## PROBLEM DETAILS
Provide an exact copy of the data, excluding the images.

## RECORDED INFORMATION
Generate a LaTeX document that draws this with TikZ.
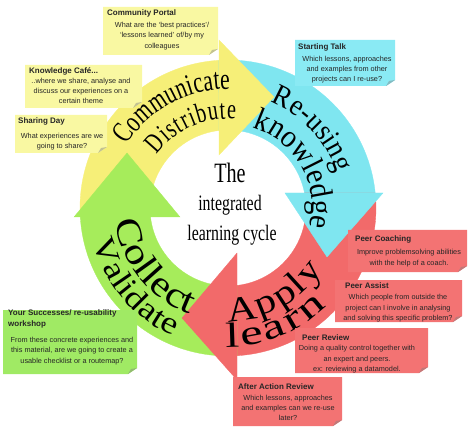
\documentclass[tikz,border=0pt]{standalone}
\usepackage{fontspec}
\setmainfont{Liberation Sans}
\newfontfamily\ringA[FakeStretch=0.72]{Liberation Serif}
\newfontfamily\ringB[FakeStretch=0.9]{Liberation Serif}
\newfontfamily\ringC[FakeStretch=1.2]{Liberation Serif}
\newfontfamily\ringD[FakeStretch=1.45]{Liberation Serif}
\newfontfamily\midfont[FakeStretch=0.72]{Liberation Serif}
\usetikzlibrary{decorations.text,calc}
\definecolor{ylw}{HTML}{F6EF78}
\definecolor{ylwbox}{HTML}{F9F8A2}
\definecolor{cyn}{HTML}{7FE6F0}
\definecolor{cynbox}{HTML}{8AEAF4}
\definecolor{rd}{HTML}{F26A6A}
\definecolor{rdbox}{HTML}{F37373}
\definecolor{grn}{HTML}{A6EC5B}
\definecolor{grnbox}{HTML}{A0EA64}
\newcommand\notebox[5]{%
  \fill[#5] (#1,#2) -- (#3,#2) -- (#3,#4+6) -- (#3-9,#4) -- (#1,#4) -- cycle;
  \fill[#5!55!gray] (#3,#4+6) -- (#3-9,#4) -- (#3-6,#4+5) -- cycle;}
\tikzset{
  ttl/.style={anchor=west,inner sep=0pt,text=black!85,font=\bfseries\fontsize{8}{9}\selectfont},
  bdy/.style={align=center,inner sep=0pt,text=black!85,font=\fontsize{7.3}{10.3}\selectfont},
  ringtext/.style={decorate,decoration={text along path,text align=fit to path,text={#1}}}
}
\begin{document}
\begin{tikzpicture}[x=1pt,y=1pt]
\useasboundingbox (0,0) rectangle (474,429);
\coordinate (C) at (228,221);
% bands
\filldraw[ylw,line width=0.3pt] ($(C)+(183.5:148)$) arc[start angle=183.5,end angle=93.5,radius=148] -- ($(C)+(96.6:78)$) arc[start angle=96.6,end angle=186.6,radius=78] -- cycle;
\filldraw[cyn,line width=0.3pt] ($(C)+(93.5:148)$) arc[start angle=93.5,end angle=5.8,radius=148] -- ($(C)+(11.1:78)$) arc[start angle=11.1,end angle=96.6,radius=78] -- cycle;
\filldraw[rd,line width=0.3pt] ($(C)+(5.8:148)$) arc[start angle=5.8,end angle=-86.5,radius=148] -- ($(C)+(-83.4:78)$) arc[start angle=-83.4,end angle=11.1,radius=78] -- cycle;
\filldraw[grn,line width=0.3pt] ($(C)+(-86.5:148)$) arc[start angle=-86.5,end angle=-176.5,radius=148] -- ($(C)+(-173.4:78)$) arc[start angle=-173.4,end angle=-83.4,radius=78] -- cycle;
% heads
\filldraw[ylw,line width=0.3pt] (219,389) -- (274,332) -- (219,274) -- cycle;
\filldraw[cyn,line width=0.3pt] (383,236) -- (327,172) -- (285,236) -- cycle;
\filldraw[rd,line width=0.3pt] (237,49) -- (182,111) -- (237,176) -- cycle;
\filldraw[grn,line width=0.3pt] (74,212) -- (127,276) -- (180,212) -- cycle;
% ring texts
\path[ringtext={|\ringA\fontsize{30}{30}\selectfont|Communicate}] ($(C)+(148:119)$) arc[start angle=148,end angle=89,radius=119];
\path[ringtext={|\ringA\fontsize{28}{28}\selectfont|Distribute}] ($(C)+(143:89)$) arc[start angle=143,end angle=85,radius=89];
\path[ringtext={|\ringB\fontsize{30}{30}\selectfont|Re-using}] ($(C)+(68:114)$) arc[start angle=68,end angle=18,radius=114];
\path[ringtext={|\ringB\fontsize{32}{32}\selectfont|knowledge}] ($(C)+(73:84)$) arc[start angle=73,end angle=-10,radius=84];
\path[ringtext={|\ringC\fontsize{36}{36}\selectfont|Collect}] ($(C)+(187:113)$) arc[start angle=187,end angle=250,radius=113];
\path[ringtext={|\ringC\fontsize{31}{31}\selectfont|Validate}] ($(C)+(194:139)$) arc[start angle=194,end angle=247,radius=139];
\path[ringtext={|\ringC\fontsize{35}{35}\selectfont|Apply}] ($(C)+(-90:113)$) arc[start angle=-90,end angle=-33,radius=113];
\path[ringtext={|\ringD\fontsize{35}{35}\selectfont|learn}] ($(C)+(-91:139)$) arc[start angle=-91,end angle=-45,radius=139];
% centre
\node[inner sep=0pt,font=\midfont\fontsize{28}{28}\selectfont] (the) at (230,256) {The};
\node[inner sep=0pt,font=\midfont\fontsize{22}{22}\selectfont] (integ) at (230,224) {integrated};
\node[inner sep=0pt,font=\midfont\fontsize{22}{22}\selectfont] (lcyc) at (232,194) {learning cycle};
% callouts
\notebox{103}{422}{218}{374}{ylwbox}
\node[ttl] (cpT) at (107,416) {Community Portal};
\node[bdy] (cpB) at (162,393) {What are the `best practices'/\\`lessons learned' of/by my\\colleagues};
\notebox{25}{364}{142}{321}{ylwbox}
\node[ttl] (kcT) at (29,358) {Knowledge Café...};
\node[bdy] (kcB) at (81,338) {..where we share, analyse and\\discuss our experiences on a\\certain theme};
\notebox{15}{314}{107}{276}{ylwbox}
\node[ttl] (sdT) at (18,308) {Sharing Day};
\node[bdy] (sdB) at (62,287.5) {What experiences are we\\going to share?};
\notebox{295}{389}{395}{343}{cynbox}
\node[ttl] (stT) at (298,382) {Starting Talk};
\node[bdy] (stB) at (347,359.3) {Which lessons, approaches\\and examples from other\\projects can I re-use?};
\notebox{348}{199}{467}{157}{rdbox}
\node[ttl] (pcT) at (355,190) {Peer Coaching};
\node[bdy] (pcB) at (409,171) {Improve problemsolving abilities\\with the help of a coach.};
\notebox{335}{149}{462}{107}{rdbox}
\node[ttl] (paT) at (345,143) {Peer Assist};
\node[bdy] (paB) at (398,120.7) {Which people from outside the\\project can I involve in analysing\\and solving this specific problem?};
\notebox{295}{101}{428}{56}{rdbox}
\node[ttl] (prT) at (302,91) {Peer Review};
\node[bdy] (prB) at (357,69.7) {Doing a quality control together with\\an expert and peers.\\ex: reviewing a datamodel.};
\notebox{233}{52}{342}{3}{rdbox}
\node[ttl] (aaT) at (238,42) {After Action Review};
\node[bdy] (aaB) at (288,21) {Which lessons, approaches\\and examples can we re-use\\later?};
\notebox{3}{119}{137}{55}{grnbox}
\node[ttl,align=left,anchor=north west,font=\bfseries\fontsize{8}{11}\selectfont] (ysT) at (8,119) {Your Successes/ re-usability\\workshop};
\node[bdy] (ysB) at (72,78) {From these concrete experiences and\\this material, are we going to create a\\usable checklist or a routemap?};
\end{tikzpicture}
\end{document}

## OUTPUT OF THE EXERCISE
Generate a LaTeX document that draws this with TikZ.
\documentclass[tikz,border=0pt]{standalone}
\usepackage{fontspec}
\setmainfont{Liberation Sans}
\newfontfamily\ringA[FakeStretch=0.72]{Liberation Serif}
\newfontfamily\ringB[FakeStretch=0.9]{Liberation Serif}
\newfontfamily\ringC[FakeStretch=1.2]{Liberation Serif}
\newfontfamily\ringD[FakeStretch=1.45]{Liberation Serif}
\newfontfamily\midfont[FakeStretch=0.72]{Liberation Serif}
\usetikzlibrary{decorations.text,calc}
\definecolor{ylw}{HTML}{F6EF78}
\definecolor{ylwbox}{HTML}{F9F8A2}
\definecolor{cyn}{HTML}{7FE6F0}
\definecolor{cynbox}{HTML}{8AEAF4}
\definecolor{rd}{HTML}{F26A6A}
\definecolor{rdbox}{HTML}{F37373}
\definecolor{grn}{HTML}{A6EC5B}
\definecolor{grnbox}{HTML}{A0EA64}
\newcommand\notebox[5]{%
  \fill[#5] (#1,#2) -- (#3,#2) -- (#3,#4+6) -- (#3-9,#4) -- (#1,#4) -- cycle;
  \fill[#5!55!gray] (#3,#4+6) -- (#3-9,#4) -- (#3-6,#4+5) -- cycle;}
\tikzset{
  ttl/.style={anchor=west,inner sep=0pt,text=black!85,font=\bfseries\fontsize{8}{9}\selectfont},
  bdy/.style={align=center,inner sep=0pt,text=black!85,font=\fontsize{7.3}{10.3}\selectfont},
  ringtext/.style={decorate,decoration={text along path,text align=fit to path,text={#1}}}
}
\begin{document}
\begin{tikzpicture}[x=1pt,y=1pt]
\useasboundingbox (0,0) rectangle (474,429);
\coordinate (C) at (228,221);
% bands
\filldraw[ylw,line width=0.3pt] ($(C)+(183.5:148)$) arc[start angle=183.5,end angle=93.5,radius=148] -- ($(C)+(96.6:78)$) arc[start angle=96.6,end angle=186.6,radius=78] -- cycle;
\filldraw[cyn,line width=0.3pt] ($(C)+(93.5:148)$) arc[start angle=93.5,end angle=5.8,radius=148] -- ($(C)+(11.1:78)$) arc[start angle=11.1,end angle=96.6,radius=78] -- cycle;
\filldraw[rd,line width=0.3pt] ($(C)+(5.8:148)$) arc[start angle=5.8,end angle=-86.5,radius=148] -- ($(C)+(-83.4:78)$) arc[start angle=-83.4,end angle=11.1,radius=78] -- cycle;
\filldraw[grn,line width=0.3pt] ($(C)+(-86.5:148)$) arc[start angle=-86.5,end angle=-176.5,radius=148] -- ($(C)+(-173.4:78)$) arc[start angle=-173.4,end angle=-83.4,radius=78] -- cycle;
% heads
\filldraw[ylw,line width=0.3pt] (219,389) -- (274,332) -- (219,274) -- cycle;
\filldraw[cyn,line width=0.3pt] (383,236) -- (327,172) -- (285,236) -- cycle;
\filldraw[rd,line width=0.3pt] (237,49) -- (182,111) -- (237,176) -- cycle;
\filldraw[grn,line width=0.3pt] (74,212) -- (127,276) -- (180,212) -- cycle;
% ring texts
\path[ringtext={|\ringA\fontsize{30}{30}\selectfont|Communicate}] ($(C)+(148:119)$) arc[start angle=148,end angle=89,radius=119];
\path[ringtext={|\ringA\fontsize{28}{28}\selectfont|Distribute}] ($(C)+(143:89)$) arc[start angle=143,end angle=85,radius=89];
\path[ringtext={|\ringB\fontsize{30}{30}\selectfont|Re-using}] ($(C)+(68:114)$) arc[start angle=68,end angle=18,radius=114];
\path[ringtext={|\ringB\fontsize{32}{32}\selectfont|knowledge}] ($(C)+(73:84)$) arc[start angle=73,end angle=-10,radius=84];
\path[ringtext={|\ringC\fontsize{36}{36}\selectfont|Collect}] ($(C)+(187:113)$) arc[start angle=187,end angle=250,radius=113];
\path[ringtext={|\ringC\fontsize{31}{31}\selectfont|Validate}] ($(C)+(194:139)$) arc[start angle=194,end angle=247,radius=139];
\path[ringtext={|\ringC\fontsize{35}{35}\selectfont|Apply}] ($(C)+(-90:113)$) arc[start angle=-90,end angle=-33,radius=113];
\path[ringtext={|\ringD\fontsize{35}{35}\selectfont|learn}] ($(C)+(-91:139)$) arc[start angle=-91,end angle=-45,radius=139];
% centre
\node[inner sep=0pt,font=\midfont\fontsize{28}{28}\selectfont] (the) at (230,256) {The};
\node[inner sep=0pt,font=\midfont\fontsize{22}{22}\selectfont] (integ) at (230,224) {integrated};
\node[inner sep=0pt,font=\midfont\fontsize{22}{22}\selectfont] (lcyc) at (232,194) {learning cycle};
% callouts
\notebox{103}{422}{218}{374}{ylwbox}
\node[ttl] (cpT) at (107,416) {Community Portal};
\node[bdy] (cpB) at (162,393) {What are the `best practices'/\\`lessons learned' of/by my\\colleagues};
\notebox{25}{364}{142}{321}{ylwbox}
\node[ttl] (kcT) at (29,358) {Knowledge Café...};
\node[bdy] (kcB) at (81,338) {..where we share, analyse and\\discuss our experiences on a\\certain theme};
\notebox{15}{314}{107}{276}{ylwbox}
\node[ttl] (sdT) at (18,308) {Sharing Day};
\node[bdy] (sdB) at (62,287.5) {What experiences are we\\going to share?};
\notebox{295}{389}{395}{343}{cynbox}
\node[ttl] (stT) at (298,382) {Starting Talk};
\node[bdy] (stB) at (347,359.3) {Which lessons, approaches\\and examples from other\\projects can I re-use?};
\notebox{348}{199}{467}{157}{rdbox}
\node[ttl] (pcT) at (355,190) {Peer Coaching};
\node[bdy] (pcB) at (409,171) {Improve problemsolving abilities\\with the help of a coach.};
\notebox{335}{149}{462}{107}{rdbox}
\node[ttl] (paT) at (345,143) {Peer Assist};
\node[bdy] (paB) at (398,120.7) {Which people from outside the\\project can I involve in analysing\\and solving this specific problem?};
\notebox{295}{101}{428}{56}{rdbox}
\node[ttl] (prT) at (302,91) {Peer Review};
\node[bdy] (prB) at (357,69.7) {Doing a quality control together with\\an expert and peers.\\ex: reviewing a datamodel.};
\notebox{233}{52}{342}{3}{rdbox}
\node[ttl] (aaT) at (238,42) {After Action Review};
\node[bdy] (aaB) at (288,21) {Which lessons, approaches\\and examples can we re-use\\later?};
\notebox{3}{119}{137}{55}{grnbox}
\node[ttl,align=left,anchor=north west,font=\bfseries\fontsize{8}{11}\selectfont] (ysT) at (8,119) {Your Successes/ re-usability\\workshop};
\node[bdy] (ysB) at (72,78) {From these concrete experiences and\\this material, are we going to create a\\usable checklist or a routemap?};
\end{tikzpicture}
\end{document}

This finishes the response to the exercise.